As a business owner, it’s essential to understand the tax implications of meal expenses provided by IRS guidelines. There is often confusion about what is 100% deductible and what is 50% deductible. In this article, we will clarify the differences and provide examples of both types of deductions, as well as highlight non-deductible meals. By understanding these distinctions, you can take a bite out of your tax bill every time you go for a meal.

100 Percent Deductions

The following meal expenses can be 100% deductible:

1. Meals provided on the employer’s premises for the employer’s convenience, if more than 50 percent of the employees are furnished meals for the employer’s convenience.

2. Marketing activities that are made available to the general public, such as food samples or promotional events.

3. Employer-provided social/recreational expenses primarily for the benefit of employees who are not highly compensated, such as a summer picnic or holiday party.

4. Business gifts up to $25 to any one individual per tax year.

50 Percent Deductions

The following meal expenses can be 50% deductible:

1. Lunch with a customer, client, or employee associated with business discussions or activities.

2. Room rental for a dinner or cocktail party, assuming the event meets the business relation test – the reason for the business expense must be traced back to the dinner or cocktail party (doctrine of origin).

The Naughty List – Non-Deductible Meals

The following meal expenses are non-deductible:

1. Lunch with a customer, client, or employee without a business purpose or discussion.

2. Ticket price for a sporting event that you do not attend.

3. Club dues, such as country clubs, golf, and athletic clubs.

4. Lavish or extravagant entertainment expenses.

Key Planning Insight

It’s important to note that entertainment deductions are eliminated.

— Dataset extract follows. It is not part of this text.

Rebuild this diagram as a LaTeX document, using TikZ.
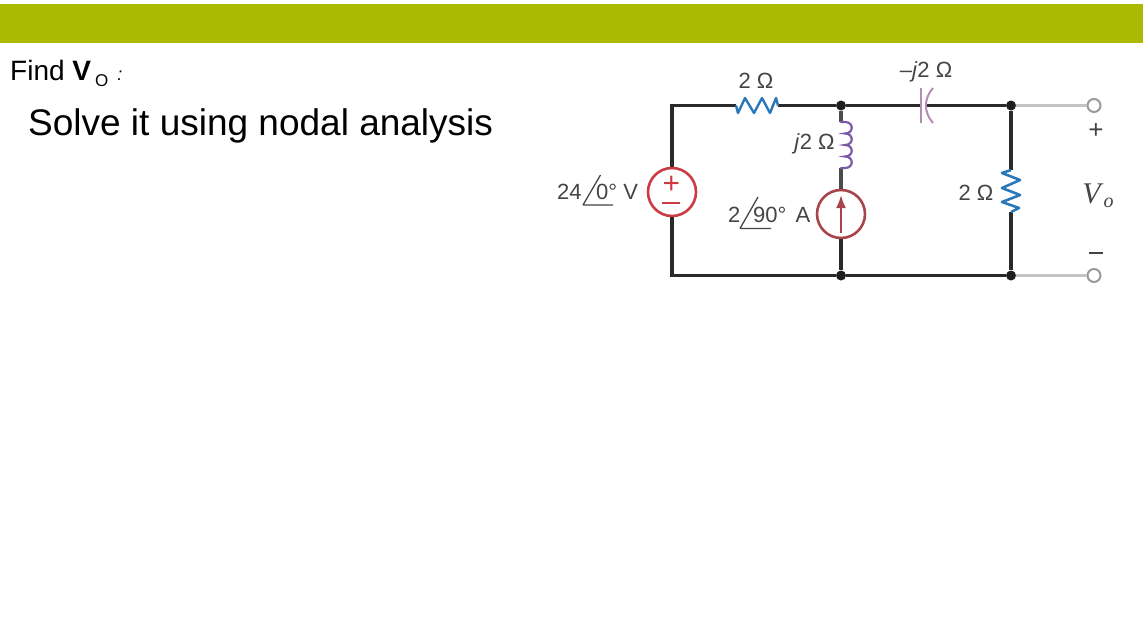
\documentclass[tikz,border=0pt]{standalone}
\usepackage{fontspec}
\usetikzlibrary{arrows.meta}
\setmainfont{Liberation Sans}
\newfontfamily\serifit{Liberation Serif}
\definecolor{band}{HTML}{A9BA00}
\definecolor{wire}{HTML}{2A2A2A}
\definecolor{termw}{HTML}{C4C4C4}
\definecolor{resb}{HTML}{2A78B8}
\definecolor{indp}{HTML}{7A5AA8}
\definecolor{capp}{HTML}{B48CB4}
\definecolor{vred}{HTML}{CC3A44}
\definecolor{ired}{HTML}{A8454A}
\definecolor{lab}{HTML}{444444}
\tikzset{
  wireline/.style={draw=wire,line width=3.4pt},
  termline/.style={draw=termw,line width=2.6pt},
  jdot/.style={circle,fill=black!88,inner sep=0pt,minimum size=10pt},
  termdot/.style={circle,draw=black!40,fill=white,line width=2pt,inner sep=0pt,minimum size=13pt},
  lbl/.style={text=lab,inner sep=0pt,font=\fontsize{22}{24}\selectfont},
  src/.style={circle,fill=white,inner sep=0pt,minimum size=48pt,line width=2.6pt},
  title/.style={anchor=base west,inner sep=0pt,text=black},
}
\begin{document}
\begin{tikzpicture}[x=1pt,y=-1pt]
\useasboundingbox (0,0) rectangle (1143,641);
\fill[band] (0,4) rectangle (1143,43);
% text
\node[title,font=\fontsize{28}{30}\selectfont] (find) at (10,80.5) {Find \textbf{V}\hspace{4pt}\raisebox{-6pt}{\fontsize{17}{17}\selectfont O}\hspace{9pt}{\fontsize{18}{18}\selectfont\textit{:}}};
\node[title,font=\fontsize{37}{40}\selectfont] (solve) at (28,135) {Solve it using nodal analysis};
% junctions and terminals
\coordinate (tl) at (672,105.5);
\coordinate (bl) at (672,275.5);
\node[jdot] (n1) at (841,105.5) {};
\node[jdot] (n2) at (1011,105.5) {};
\node[jdot] (n3) at (841,275.5) {};
\node[jdot] (n4) at (1011,275.5) {};
\coordinate (r1a) at (736,105.5);
\coordinate (r1b) at (778,105.5);
\coordinate (ca) at (920,105.5);
\coordinate (cb) at (927,105.5);
\coordinate (la) at (841,122);
\coordinate (lb) at (841,168);
\coordinate (r2a) at (1011,170);
\coordinate (r2b) at (1011,212);
\node[src,draw=vred] (vs) at (672,192) {};
\node[src,draw=ired] (is) at (841,214) {};
% wires
\draw[wireline,line join=miter] (vs.north) -- (tl) -- (r1a);
\draw[wireline] (r1b) -- (n1);
\draw[wireline] (n1) -- (ca);
\draw[wireline] (cb) -- (n2);
\draw[wireline,line join=miter] (vs.south) -- (bl) -- (n3);
\draw[wireline] (n3) -- (n4);
\draw[wireline,draw=black!70] (n1) -- (la);
\draw[wireline,draw=black!70] (lb) -- (is.north);
\draw[wireline] (is.south) -- (n3);
\draw[wireline] (n2) -- (r2a);
\draw[wireline] (r2b) -- (n4);
\node[termdot] (t1) at (1094,105.5) {};
\node[termdot] (t2) at (1094,275.5) {};
\draw[termline] (n2) -- (t1);
\draw[termline] (n4) -- (t2);
% resistors
\draw[resb,line width=2.4pt,line join=round]
 (r1a) -- (738,113) -- (745,98) -- (754,113) -- (762,98) -- (770,113) -- (776,98) -- (r1b);
\draw[resb,line width=2.6pt,line join=round]
 (r2a) -- (1002,173) -- (1020,180) -- (1002,188) -- (1020,195) -- (1002,202) -- (1019,208) -- (r2b);
% inductor
\draw[indp,line width=2.2pt,line cap=round]
 (la) -- (845,122)
 .. controls (854,122) and (854,133.5) .. (845,133.5)
 .. controls (854,133.5) and (854,145) .. (845,145)
 .. controls (854,145) and (854,156.5) .. (845,156.5)
 .. controls (854,156.5) and (854,168) .. (845,168)
 -- (lb);
% capacitor
\draw[capp,line width=2pt] (920.5,88) -- (920.5,123);
\draw[capp,line width=2pt] (933,88) .. controls (923.5,99) and (923.5,112) .. (933,123);
% source symbols
\node[text=vred,inner sep=0pt,font=\fontsize{30}{30}\selectfont] (plus) at (671.5,185) {+};
\draw[vred,line width=2.2pt] (662,203) -- (680,203);
\draw[ired,line width=2.2pt,-{Latex[length=13pt,width=10pt]}] (841,233) -- (841,195);
% labels
\node[lbl] (l1) at (756,81) {2 Ω};
\node[lbl] (l2) at (926,71.5) {\textit{–j}2 Ω};
\node[lbl] (l3) at (814.5,143.5) {\textit{j}2 Ω};
\node[lbl] (l4) at (976,193) {2 Ω};
\node[lbl,anchor=west] (l5a) at (557,192) {24};
\node[lbl,anchor=west] (l5b) at (596,192) {0° V};
\draw[lab,line width=1.3pt] (583,205) -- (613,205) (583,205) -- (600.5,175);
\node[lbl,anchor=west] (l6a) at (728,215) {2};
\node[lbl,anchor=west] (l6b) at (753,215) {90°\hspace{3pt} A};
\draw[lab,line width=1.3pt] (740,228.5) -- (771,228.5) (740,228.5) -- (758,197);
\node[text=lab,inner sep=0pt,font=\serifit\fontsize{30}{32}\selectfont] (vo) at (1098,196) {\textit{V}\raisebox{-4pt}{\fontsize{20}{20}\selectfont\textit{o}}};
\node[text=lab,inner sep=0pt,font=\fontsize{26}{26}\selectfont] (pl) at (1096,131) {+};
\draw[lab,line width=1.8pt] (1089,253) -- (1103,253);
\end{tikzpicture}
\end{document}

When there are occurrences where both meal and entertainment expenses are present, you should separate these items so that you can properly deduct your meals.


Understanding the differences between 100% deductible, 50% deductible, and non-deductible meal expenses is crucial for maximizing your tax savings. By keeping accurate records and categorizing your meal expenses appropriately, you can reduce your tax bill and make the most of your business deductions. As always, consult with a qualified tax professional to ensure you are accurately claiming eligible deductions and staying compliant with tax regulations.